I look at the strengths from each of my children …my mini-mes. Justin (12yrs) although not the best athlete…loves to play all the sports with such passion, he’s social with lots of friends, never says a bad thing about anybody. He’s a really good kid…he has to be for if he’s not I’ve threatened to show up at his school dance and get down and Boogie. Ryan (5yrs) The superstar athletic one…who at the age of 4 sandblasted the older kids with an 8:12 mile at the Nut Tree Challenge…he’s a switch hitter…can throw a football with such a spiral could drill a hole in the house if it were to hit…brings home the best all around player award from Brighton Soccer camp despite the severe blisters caused by his new shin guards. And then there’s Alexander(just turned 3 last week)…the crazy one…the reason I’m no longer going to have that 4th child…He leaps fearlessly from great heights…runs lovingly into swinging baseball bats…embraces his blood soaked shirts refusing their removal or washing…High 5’s the ER doctors says thanks for the head full of stitches and making him look more like a football player. My children make me who I am…running an ultra marathon for I have the passion and drive for the sport…a little bit of athletic ability…and a whole lot of insanity. I smile…
I see a clearing ahead…is it the road to the finish or should I turn around and it’s several miles behind me in the other direction. I question myself and turn around to look back at my surroundings. And there he is my third black coolmax shirted hero. Oh, am I so happy to see him…he’s a veteran Dam runner and knows the way. I feel ancient as I look at him…he’s cute…must be twenty something. But he speaks with great authority and points to the right…this is the road that will take you into the campground and into the finish. My mind thinks that we will finish together stride for stride with my newfound hero but my legs do otherwise. Although I have grown to love the trails…for the first time now in this entire race I run with confidence…I feel my feet strike the solidness of the dirt seasonal road…when I put my foot down I no longer worry or wonder if it’s going to come back up in one piece or not. It feels good to really start running…my legs turn over quicker greatly aided by the downhill grade...gotta love running downhill. The brown register comes into view…I see the campground…see the Dam…the finish…my car where I slept last night. I finish strong and proudly think I was way out of my league with this one but some how managed to find water and the finish line.

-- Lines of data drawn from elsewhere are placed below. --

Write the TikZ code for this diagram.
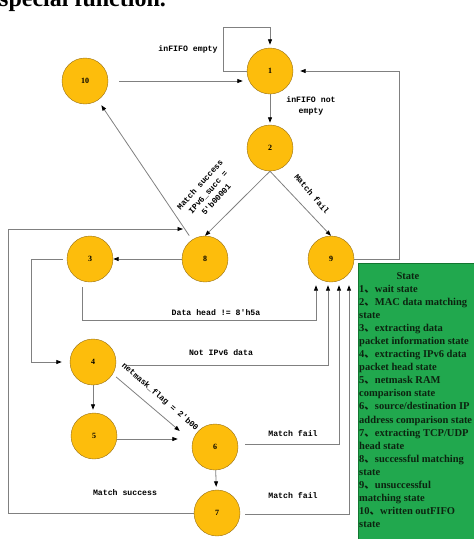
\documentclass[tikz,border=0pt]{standalone}
\usepackage{fontspec}
\setmainfont{Liberation Serif}
\newfontfamily\codefont{Liberation Mono}
\newfontfamily\cjk{Noto Sans CJK SC}
\usepackage{tikz}
\usetikzlibrary{arrows.meta,positioning,calc}
\definecolor{gold}{RGB}{253,189,12}
\definecolor{goldedge}{RGB}{150,110,20}
\definecolor{wire}{RGB}{128,128,128}
\definecolor{legendgreen}{RGB}{33,168,78}
\definecolor{legendedge}{RGB}{18,118,48}
\definecolor{legendink}{RGB}{12,36,16}
\newcommand{\dunhao}{{\cjk 、}}

\begin{document}
\begin{tikzpicture}[x=1pt,y=-1pt,
  fsm/.style={circle,draw=goldedge,fill=gold,minimum size=46pt,inner sep=0pt,font=\bfseries\fontsize{8}{9}\selectfont},
  trans/.style={draw=wire,line width=0.8pt,-{Triangle[length=5.5pt,width=4pt,color=black]}},
  cond/.style={font=\codefont\bfseries\fontsize{8.2}{11}\selectfont,inner sep=1pt,align=center},
  legendline/.style={anchor=base west,inner sep=0pt,text=legendink,font=\bfseries\fontsize{10.5}{12}\selectfont}]
\useasboundingbox (0,0) rectangle (474,539);
\clip (0,0) rectangle (474,539);
\node[anchor=base west,inner sep=0pt,font=\bfseries\fontsize{24}{26}\selectfont] (caption) at (-1,6) {special function.};
\foreach \n/\x/\y in {1/270/71,10/85/81,2/270/148,3/90/259,8/205/259,9/331/259,4/93/362,5/94/436,6/215/447,7/217/513}
   \node[fsm] (s\n) at (\x,\y) {\n};
\draw[trans,shorten >=3pt] (s1.west) -- ++(-23,0) -- ++(0,-44) -| (s1.north);
\node[cond] (lempty) at (188,49) {inFIFO empty};
\draw[trans,shorten <=11pt,shorten >=4pt] (s10.east) -- (s10.east -| s1.west);
\draw[trans,shorten >=2pt] (s1) -- (s2);
\node[cond] (lnotempty) at (311,106) {inFIFO not\\empty};
\draw[trans,shorten >=7pt] (s9.east) -- ++(45,0) |- (s1.east);
\draw[trans] (s2.south) -- (s8.north);
\draw[trans] (s2.south) -- (s9.north);
\node[cond,rotate=48] (lsucc2) at (208,192) {Match success\\IPv6\_succ =\\5'b00001};
\node[cond,rotate=-50] (lfail2) at (312,194) {Match fail};
\draw[trans,shorten <=5pt,shorten >=6pt] (s8) -- (s10);
\draw[trans] (s8) -- (s3);
\coordinate (back8) at (183,229);
\draw[trans] (s7.west) -- ++(-185,0) |- (back8);
\node[cond] (lsucc7) at (125,493) {Match success};
\draw[trans,shorten <=4pt,shorten >=8pt] (s3.west) -- ++(-35,0) |- (s4.west);
\draw[trans] ($(s3.south)+(-8,5)$) -- ++(0,33) -| ($(s9.south)+(-15,3)$);
\node[cond] (lhead) at (216,313) {Data head != 8'h5a};
\draw[trans] ($(s4.east)+(11,3)$) -| ($(s9.south)+(-3,3)$);
\node[cond] (lipv6) at (221,353) {Not IPv6 data};
\draw[trans] ($(s6.east)+(7,-3)$) -| ($(s9.south)+(8,3)$);
\node[cond] (lfail6) at (293,434) {Match fail};
\draw[trans] ($(s7.east)+(5,1)$) -| ($(s9.south)+(18,3)$);
\node[cond] (lfail7) at (293,496) {Match fail};
\draw[trans,shorten >=3pt] (s4.south) -- (s4.south |- s5.north);
\draw[trans,shorten >=14pt] ($(s5.east)+(0,3)$) -- ($(s6.west)+(0,-8)$);
\draw[trans] ($(s4.east)+(0,15)$) -- ($(s6.west)+(-12,-16)$);
\node[cond,rotate=-41] (lmask) at (160,397) {netmask\_flag = 2'b00};
\draw[trans,shorten >=3pt] (s6) -- (s7);
\node[draw=legendedge,fill=legendgreen,line width=0.8pt,anchor=north west,minimum width=130pt,minimum height=290pt] (legendbox) at (358,263) {};
\node[legendline,anchor=base] (legtitle) at (408,279) {State};
\foreach \t [count=\i from 0] in {{1\dunhao wait state},{2\dunhao MAC data matching},{state},{3\dunhao extracting data},{packet information state},{4\dunhao extracting IPv6 data},{packet head state},{5\dunhao netmask RAM},{comparison state},{6\dunhao source/destination IP},{address comparison state},{7\dunhao extracting TCP/UDP},{head state},{8\dunhao successful matching},{state},{9\dunhao unsuccessful},{matching state},{10\dunhao written outFIFO},{state}}
   \node[legendline] (leg\i) at (359,{292+13.1*\i}) {\t};
\end{tikzpicture}
\end{document}
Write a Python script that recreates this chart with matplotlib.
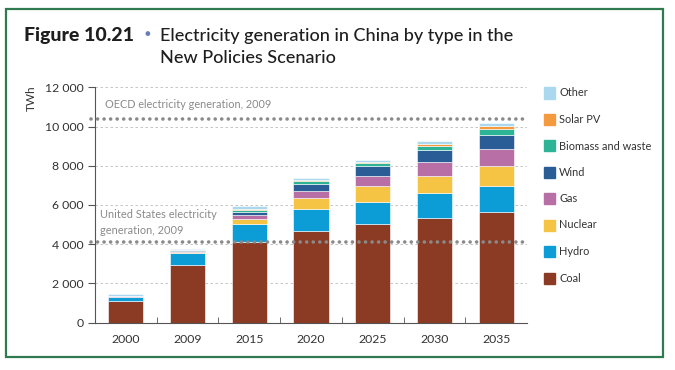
import matplotlib
matplotlib.use("Agg")
import matplotlib.pyplot as plt
from matplotlib.patches import Rectangle
import numpy as np

years = ["2000", "2009", "2015", "2020", "2025", "2030", "2035"]
coal    = [1080, 2913, 4100, 4690, 5020, 5330, 5650]
hydro   = [220, 616, 940, 1090, 1150, 1270, 1290]
nuclear = [17, 70, 240, 560, 770, 880, 1020]
gas     = [40, 62, 220, 390, 510, 700, 890]
wind    = [1, 27, 160, 360, 560, 620, 710]
biomass = [3, 24, 90, 130, 150, 230, 320]
solar   = [0, 1, 20, 40, 50, 80, 170]
other   = [80, 30, 150, 100, 90, 160, 120]
oecd_2009 = 10380
us_2009 = 4120

series = [("Coal", coal, "#8B3B24"), ("Hydro", hydro, "#0C9CD6"),
          ("Nuclear", nuclear, "#F5C445"), ("Gas", gas, "#B76FA5"),
          ("Wind", wind, "#2A5C95"), ("Biomass and waste", biomass, "#2DB396"),
          ("Solar PV", solar, "#F49B3F"), ("Other", other, "#A9D8EF")]

W, H = 675, 370
plt.rcParams['font.family'] = ['Lato', 'DejaVu Sans']
fig = plt.figure(figsize=(W/100, H/100), dpi=100)

def fx(px): return px / W
def fy(py): return 1 - py / H

# green border
fig.patches.append(Rectangle((fx(6), fy(357)), fx(663) - fx(6), fy(9) - fy(357),
                             transform=fig.transFigure, fill=False,
                             edgecolor="#2F7A4E", linewidth=1.6))

# title
fig.text(fx(24), fy(36), "Figure 10.21", fontsize=14, fontweight="black",
         color="#1E1E1E", va="center", ha="left")
fig.text(fx(147), fy(35), "\u25CF", fontsize=7, color="#6A7DB5", va="center", ha="center")
fig.text(fx(160), fy(36), "Electricity generation in China by type in the",
         fontsize=13, fontweight="medium", color="#1E1E1E", va="center", ha="left")
fig.text(fx(160), fy(58), "New Policies Scenario",
         fontsize=13, fontweight="medium", color="#1E1E1E", va="center", ha="left")

ax = fig.add_axes([fx(95), fy(322.5), fx(527) - fx(95), fy(87.3) - fy(322.5)])
x = np.arange(len(years))
bottom = np.zeros(len(years))
for name, vals, col in series:
    v = np.array(vals, dtype=float)
    ax.bar(x, v, bottom=bottom, width=0.57, color=col, edgecolor="white",
           linewidth=0.4, label=name, zorder=3)
    bottom += v

ax.set_xlim(-0.5, len(years) - 0.5)
ax.set_ylim(0, 12000)
yt = np.arange(0, 12001, 2000)
ax.set_yticks(yt)
ax.set_yticklabels([f"{int(t):,}".replace(",", " ") for t in yt],
                   fontsize=8.8, color="#333333")
ax.set_xticks(x)
ax.set_xticklabels(years, fontsize=8.8, color="#333333")
ax.set_xticks(np.arange(0.5, len(years) - 0.5, 1), minor=True)
ax.tick_params(axis="x", which="major", length=0, pad=8)
ax.tick_params(axis="x", which="minor", length=4, direction="in", color="#555555")
ax.tick_params(axis="y", length=5, direction="out", color="#555555", pad=3)
for s in ["top", "right"]:
    ax.spines[s].set_visible(False)
ax.spines["left"].set_color("#555555")
ax.spines["bottom"].set_color("#555555")
ax.yaxis.grid(True, linestyle=(0, (3, 3)), color="#BBBBBB", linewidth=0.6, zorder=0)
ax.set_axisbelow(True)

for val in (oecd_2009, us_2009):
    ax.axhline(val, color="#8A8A8A", linewidth=2.6, linestyle=(0, (0.01, 1.8)),
               dash_capstyle="round", zorder=4, xmin=-0.01, xmax=0.99, clip_on=False)

fig.text(fx(105), fy(104), "OECD electricity generation, 2009", fontsize=7.8,
         color="#8A8A8A", va="center", ha="left")
fig.text(fx(100), fy(214), "United States electricity", fontsize=7.9,
         color="#8A8A8A", va="center", ha="left")
fig.text(fx(100), fy(231), "generation, 2009", fontsize=7.9,
         color="#8A8A8A", va="center", ha="left")

fig.text(fx(31), fy(98), "TWh", fontsize=8.5, color="#333333", rotation=90,
         va="center", ha="center")

# legend (manual)
leg_y = [93, 119.5, 146, 172, 198.5, 225, 251.5, 278]
for (name, vals, col), ly in zip(reversed(series), leg_y):
    fig.patches.append(Rectangle((fx(544), fy(ly + 5.5)), fx(11), fy(0) - fy(11),
                                 transform=fig.transFigure, color=col))
    fig.text(fx(559), fy(ly), name, fontsize=7.9, color="#333333", va="center",
             ha="left")

fig.savefig("out.png", dpi=100)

A bit of sadness come to my mind…I’m not done yet…I just started running. I scan the finish line area for the school bus to take me back to the start…I want to do it again…let me back at it…surely I can run it as a negative split now that I know the way. Certainly running two ultras in one day is not unheard of because I personally know of those three superhero runners who accomplished such a feat. I hear my imaginary coach Herb Brooks whistle blow my body hits the ice…AGAIN!! he screams. I walk down to the Dam water to wash…had one too many run ins with poison oak this year. Coach Brooks’ whistle screams AGAIN!!!!. And YES I am well aware that these thoughts are not normal but they exist…as one of my regular friends told me that its just not normal to run a marathon then wake up the next day and run another marathon then wake up the next day and run another marathon then wake up the next day and run another marathon. But my mind makes sense out of it somehow…just as that 50 miler is broken down into smaller increments run in repetition…it’s all perspective….one mile run 50 times…and when things get tough run to that tree then walk to the next runwalkrunwalkrunwalkrun….one foot in front of the other until you finish.
My picture is taken with the Men’s winner Ryne…my mind thinks must have mud on my face…He puts his arm around me tightly…my mind thinks…Oh, Great the husband is going to love this picture. The Whistle blows…AGAIN!!! Coach screams…I watch Ryne leave quickly in his car…poor guy he had to hang around until I finished for the picture. Whistle blows…Again!!!! My mind thinks...but Coach Brooks I can’t find the bus to bring me back to the start…I can’t need to go ..I look at my watch my poor mother has probably had enough of those boys. I say my Thank yous to the finishing crew, pick up my goodie bag and a Gatorade to go and drive home. I think of the runners still out there and hope they all come in safely. My quest to run harderfasterlonger…a direct quote from my e-gel package…this has risen the SPO factor (spousal piss off) in my household quite high at times since I’m always asking if I can just run one more race…but he’s still out of town for another day. I arrive home my mother looks exhausted…just let me take a quick shower before you leave…It doesn’t all come off in the first washing…I’ll shower again after the boys are asleep. We play and catch up…mostly I break up the never-ending wrestling match… they try the HammerGel I won and pretend to like it. I tell them stories about the race the great adventure and how I battled and conquered the big tree.
These same children still don’t understand why I didn’t win the Boston Marathon this year…“you should have tried harder Mom!”…but they do enjoy the story of how I puked green on that poor Boston Volunteer. They are tired and they sleep…Alex sleeps with his bath towel tucked in the back collar of his jammies…never know when Superman needs to fly out the window in the middle of the night. I hang up the phone with Jeff he’s on his way to some event a top the Space Needle. Do I wish I were there? Absolutely Not…I don’t care much for dressing up and my left foot wouldn’t fit into a high heel anyways. I place my left Achilles on a bag of ice…it’s never been the same since that partial tear back in 2002. For a restless person who spends most of the night tossing and turning…I am now content. Running helps to put things into perspective…it makes me a better Mom. There is much work to be done…as I crack open a beer and glare at the mountainous pile of procrastination that lie before me…take the cap off my sharpie and begin writing JUSTIN BLEAKLEY on everything. He leaves for Camp Cory in the morning.